[START]

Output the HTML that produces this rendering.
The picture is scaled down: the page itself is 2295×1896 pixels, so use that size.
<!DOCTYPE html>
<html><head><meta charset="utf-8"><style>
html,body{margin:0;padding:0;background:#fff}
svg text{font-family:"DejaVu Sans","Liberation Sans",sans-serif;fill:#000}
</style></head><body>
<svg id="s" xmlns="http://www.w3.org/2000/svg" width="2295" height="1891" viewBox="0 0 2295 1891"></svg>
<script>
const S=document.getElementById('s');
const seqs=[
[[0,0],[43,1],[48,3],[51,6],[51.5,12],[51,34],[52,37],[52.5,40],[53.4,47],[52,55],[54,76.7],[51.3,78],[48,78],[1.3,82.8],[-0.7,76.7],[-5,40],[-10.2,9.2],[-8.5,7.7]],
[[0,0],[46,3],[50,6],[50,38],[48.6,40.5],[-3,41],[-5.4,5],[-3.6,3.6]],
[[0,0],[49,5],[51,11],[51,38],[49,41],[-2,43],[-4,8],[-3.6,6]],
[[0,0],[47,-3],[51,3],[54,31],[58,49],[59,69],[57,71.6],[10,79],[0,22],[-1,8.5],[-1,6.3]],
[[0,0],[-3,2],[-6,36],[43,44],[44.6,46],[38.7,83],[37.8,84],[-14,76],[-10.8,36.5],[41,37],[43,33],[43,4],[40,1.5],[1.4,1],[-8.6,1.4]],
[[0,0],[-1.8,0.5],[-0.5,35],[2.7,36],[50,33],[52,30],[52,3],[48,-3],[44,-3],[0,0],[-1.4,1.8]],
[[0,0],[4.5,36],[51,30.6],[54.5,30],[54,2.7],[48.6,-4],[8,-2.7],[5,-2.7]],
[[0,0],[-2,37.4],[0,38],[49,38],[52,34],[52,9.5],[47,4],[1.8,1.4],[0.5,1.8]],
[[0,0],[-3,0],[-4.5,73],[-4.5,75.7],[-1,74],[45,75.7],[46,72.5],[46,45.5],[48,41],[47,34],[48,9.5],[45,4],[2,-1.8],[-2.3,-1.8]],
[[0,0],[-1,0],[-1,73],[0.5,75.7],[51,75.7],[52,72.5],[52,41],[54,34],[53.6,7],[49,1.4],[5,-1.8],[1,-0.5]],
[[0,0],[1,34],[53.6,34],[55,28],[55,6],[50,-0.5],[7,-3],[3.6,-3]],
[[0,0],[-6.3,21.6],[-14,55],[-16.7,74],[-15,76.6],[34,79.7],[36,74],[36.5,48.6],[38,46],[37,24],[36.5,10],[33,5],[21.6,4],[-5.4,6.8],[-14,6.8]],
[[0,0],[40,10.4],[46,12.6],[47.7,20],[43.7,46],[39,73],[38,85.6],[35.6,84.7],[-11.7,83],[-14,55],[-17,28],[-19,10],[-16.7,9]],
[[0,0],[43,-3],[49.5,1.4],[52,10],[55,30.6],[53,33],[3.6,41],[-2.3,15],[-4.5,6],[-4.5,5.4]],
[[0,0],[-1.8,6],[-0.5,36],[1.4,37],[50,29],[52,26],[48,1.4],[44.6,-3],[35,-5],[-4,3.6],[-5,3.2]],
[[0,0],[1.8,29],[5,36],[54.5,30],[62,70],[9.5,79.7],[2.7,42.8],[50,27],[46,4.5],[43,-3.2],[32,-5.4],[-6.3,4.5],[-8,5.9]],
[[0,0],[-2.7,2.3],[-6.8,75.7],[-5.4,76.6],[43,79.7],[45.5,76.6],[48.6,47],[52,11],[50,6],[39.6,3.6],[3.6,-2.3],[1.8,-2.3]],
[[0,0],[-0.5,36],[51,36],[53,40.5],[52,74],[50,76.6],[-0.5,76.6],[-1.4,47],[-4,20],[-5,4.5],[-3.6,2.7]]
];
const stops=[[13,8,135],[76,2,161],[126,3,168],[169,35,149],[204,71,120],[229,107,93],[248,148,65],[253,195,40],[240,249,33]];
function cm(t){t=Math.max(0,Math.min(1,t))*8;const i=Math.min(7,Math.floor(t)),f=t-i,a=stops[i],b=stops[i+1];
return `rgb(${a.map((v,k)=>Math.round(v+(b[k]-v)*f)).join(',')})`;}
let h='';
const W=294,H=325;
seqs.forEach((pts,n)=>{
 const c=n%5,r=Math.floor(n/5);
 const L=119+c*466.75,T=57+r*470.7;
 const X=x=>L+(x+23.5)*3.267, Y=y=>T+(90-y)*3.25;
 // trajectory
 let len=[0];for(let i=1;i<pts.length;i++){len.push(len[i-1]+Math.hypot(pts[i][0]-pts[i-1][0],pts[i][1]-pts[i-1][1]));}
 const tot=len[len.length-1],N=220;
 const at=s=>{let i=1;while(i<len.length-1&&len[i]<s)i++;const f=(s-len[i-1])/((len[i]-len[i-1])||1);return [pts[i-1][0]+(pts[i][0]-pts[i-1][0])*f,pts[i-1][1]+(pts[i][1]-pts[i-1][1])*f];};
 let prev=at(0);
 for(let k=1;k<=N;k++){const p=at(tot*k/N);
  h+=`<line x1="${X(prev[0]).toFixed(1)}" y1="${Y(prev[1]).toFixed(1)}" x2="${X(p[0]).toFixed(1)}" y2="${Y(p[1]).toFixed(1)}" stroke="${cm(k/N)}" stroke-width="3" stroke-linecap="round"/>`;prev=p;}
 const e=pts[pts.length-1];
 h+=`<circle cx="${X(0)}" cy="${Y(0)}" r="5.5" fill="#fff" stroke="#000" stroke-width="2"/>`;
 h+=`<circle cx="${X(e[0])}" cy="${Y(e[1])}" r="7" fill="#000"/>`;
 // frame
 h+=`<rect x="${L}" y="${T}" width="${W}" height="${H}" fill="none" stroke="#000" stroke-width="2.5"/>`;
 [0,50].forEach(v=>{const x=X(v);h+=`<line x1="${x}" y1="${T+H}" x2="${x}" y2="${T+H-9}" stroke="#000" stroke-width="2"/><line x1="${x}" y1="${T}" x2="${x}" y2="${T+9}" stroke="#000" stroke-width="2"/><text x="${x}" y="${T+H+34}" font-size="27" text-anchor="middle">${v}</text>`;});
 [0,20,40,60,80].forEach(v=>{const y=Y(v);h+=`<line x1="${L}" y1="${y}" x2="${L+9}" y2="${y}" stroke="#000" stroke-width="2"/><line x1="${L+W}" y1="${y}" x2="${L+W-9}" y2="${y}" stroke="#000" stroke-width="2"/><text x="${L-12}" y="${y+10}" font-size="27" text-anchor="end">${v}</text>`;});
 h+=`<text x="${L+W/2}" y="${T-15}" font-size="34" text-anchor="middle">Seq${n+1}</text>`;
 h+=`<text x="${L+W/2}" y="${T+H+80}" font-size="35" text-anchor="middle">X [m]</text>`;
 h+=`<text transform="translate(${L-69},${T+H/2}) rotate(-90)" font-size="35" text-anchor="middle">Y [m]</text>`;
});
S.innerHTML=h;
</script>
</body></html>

[END]

▶ _Problem statement_
From the first line to the last, please quote the material above exactly.

▶ _Output of the exercise_
Output the HTML that produces this rendering.
The picture is scaled down: the page itself is 2295×1896 pixels, so use that size.
<!DOCTYPE html>
<html><head><meta charset="utf-8"><style>
html,body{margin:0;padding:0;background:#fff}
svg text{font-family:"DejaVu Sans","Liberation Sans",sans-serif;fill:#000}
</style></head><body>
<svg id="s" xmlns="http://www.w3.org/2000/svg" width="2295" height="1891" viewBox="0 0 2295 1891"></svg>
<script>
const S=document.getElementById('s');
const seqs=[
[[0,0],[43,1],[48,3],[51,6],[51.5,12],[51,34],[52,37],[52.5,40],[53.4,47],[52,55],[54,76.7],[51.3,78],[48,78],[1.3,82.8],[-0.7,76.7],[-5,40],[-10.2,9.2],[-8.5,7.7]],
[[0,0],[46,3],[50,6],[50,38],[48.6,40.5],[-3,41],[-5.4,5],[-3.6,3.6]],
[[0,0],[49,5],[51,11],[51,38],[49,41],[-2,43],[-4,8],[-3.6,6]],
[[0,0],[47,-3],[51,3],[54,31],[58,49],[59,69],[57,71.6],[10,79],[0,22],[-1,8.5],[-1,6.3]],
[[0,0],[-3,2],[-6,36],[43,44],[44.6,46],[38.7,83],[37.8,84],[-14,76],[-10.8,36.5],[41,37],[43,33],[43,4],[40,1.5],[1.4,1],[-8.6,1.4]],
[[0,0],[-1.8,0.5],[-0.5,35],[2.7,36],[50,33],[52,30],[52,3],[48,-3],[44,-3],[0,0],[-1.4,1.8]],
[[0,0],[4.5,36],[51,30.6],[54.5,30],[54,2.7],[48.6,-4],[8,-2.7],[5,-2.7]],
[[0,0],[-2,37.4],[0,38],[49,38],[52,34],[52,9.5],[47,4],[1.8,1.4],[0.5,1.8]],
[[0,0],[-3,0],[-4.5,73],[-4.5,75.7],[-1,74],[45,75.7],[46,72.5],[46,45.5],[48,41],[47,34],[48,9.5],[45,4],[2,-1.8],[-2.3,-1.8]],
[[0,0],[-1,0],[-1,73],[0.5,75.7],[51,75.7],[52,72.5],[52,41],[54,34],[53.6,7],[49,1.4],[5,-1.8],[1,-0.5]],
[[0,0],[1,34],[53.6,34],[55,28],[55,6],[50,-0.5],[7,-3],[3.6,-3]],
[[0,0],[-6.3,21.6],[-14,55],[-16.7,74],[-15,76.6],[34,79.7],[36,74],[36.5,48.6],[38,46],[37,24],[36.5,10],[33,5],[21.6,4],[-5.4,6.8],[-14,6.8]],
[[0,0],[40,10.4],[46,12.6],[47.7,20],[43.7,46],[39,73],[38,85.6],[35.6,84.7],[-11.7,83],[-14,55],[-17,28],[-19,10],[-16.7,9]],
[[0,0],[43,-3],[49.5,1.4],[52,10],[55,30.6],[53,33],[3.6,41],[-2.3,15],[-4.5,6],[-4.5,5.4]],
[[0,0],[-1.8,6],[-0.5,36],[1.4,37],[50,29],[52,26],[48,1.4],[44.6,-3],[35,-5],[-4,3.6],[-5,3.2]],
[[0,0],[1.8,29],[5,36],[54.5,30],[62,70],[9.5,79.7],[2.7,42.8],[50,27],[46,4.5],[43,-3.2],[32,-5.4],[-6.3,4.5],[-8,5.9]],
[[0,0],[-2.7,2.3],[-6.8,75.7],[-5.4,76.6],[43,79.7],[45.5,76.6],[48.6,47],[52,11],[50,6],[39.6,3.6],[3.6,-2.3],[1.8,-2.3]],
[[0,0],[-0.5,36],[51,36],[53,40.5],[52,74],[50,76.6],[-0.5,76.6],[-1.4,47],[-4,20],[-5,4.5],[-3.6,2.7]]
];
const stops=[[13,8,135],[76,2,161],[126,3,168],[169,35,149],[204,71,120],[229,107,93],[248,148,65],[253,195,40],[240,249,33]];
function cm(t){t=Math.max(0,Math.min(1,t))*8;const i=Math.min(7,Math.floor(t)),f=t-i,a=stops[i],b=stops[i+1];
return `rgb(${a.map((v,k)=>Math.round(v+(b[k]-v)*f)).join(',')})`;}
let h='';
const W=294,H=325;
seqs.forEach((pts,n)=>{
 const c=n%5,r=Math.floor(n/5);
 const L=119+c*466.75,T=57+r*470.7;
 const X=x=>L+(x+23.5)*3.267, Y=y=>T+(90-y)*3.25;
 // trajectory
 let len=[0];for(let i=1;i<pts.length;i++){len.push(len[i-1]+Math.hypot(pts[i][0]-pts[i-1][0],pts[i][1]-pts[i-1][1]));}
 const tot=len[len.length-1],N=220;
 const at=s=>{let i=1;while(i<len.length-1&&len[i]<s)i++;const f=(s-len[i-1])/((len[i]-len[i-1])||1);return [pts[i-1][0]+(pts[i][0]-pts[i-1][0])*f,pts[i-1][1]+(pts[i][1]-pts[i-1][1])*f];};
 let prev=at(0);
 for(let k=1;k<=N;k++){const p=at(tot*k/N);
  h+=`<line x1="${X(prev[0]).toFixed(1)}" y1="${Y(prev[1]).toFixed(1)}" x2="${X(p[0]).toFixed(1)}" y2="${Y(p[1]).toFixed(1)}" stroke="${cm(k/N)}" stroke-width="3" stroke-linecap="round"/>`;prev=p;}
 const e=pts[pts.length-1];
 h+=`<circle cx="${X(0)}" cy="${Y(0)}" r="5.5" fill="#fff" stroke="#000" stroke-width="2"/>`;
 h+=`<circle cx="${X(e[0])}" cy="${Y(e[1])}" r="7" fill="#000"/>`;
 // frame
 h+=`<rect x="${L}" y="${T}" width="${W}" height="${H}" fill="none" stroke="#000" stroke-width="2.5"/>`;
 [0,50].forEach(v=>{const x=X(v);h+=`<line x1="${x}" y1="${T+H}" x2="${x}" y2="${T+H-9}" stroke="#000" stroke-width="2"/><line x1="${x}" y1="${T}" x2="${x}" y2="${T+9}" stroke="#000" stroke-width="2"/><text x="${x}" y="${T+H+34}" font-size="27" text-anchor="middle">${v}</text>`;});
 [0,20,40,60,80].forEach(v=>{const y=Y(v);h+=`<line x1="${L}" y1="${y}" x2="${L+9}" y2="${y}" stroke="#000" stroke-width="2"/><line x1="${L+W}" y1="${y}" x2="${L+W-9}" y2="${y}" stroke="#000" stroke-width="2"/><text x="${L-12}" y="${y+10}" font-size="27" text-anchor="end">${v}</text>`;});
 h+=`<text x="${L+W/2}" y="${T-15}" font-size="34" text-anchor="middle">Seq${n+1}</text>`;
 h+=`<text x="${L+W/2}" y="${T+H+80}" font-size="35" text-anchor="middle">X [m]</text>`;
 h+=`<text transform="translate(${L-69},${T+H/2}) rotate(-90)" font-size="35" text-anchor="middle">Y [m]</text>`;
});
S.innerHTML=h;
</script>
</body></html>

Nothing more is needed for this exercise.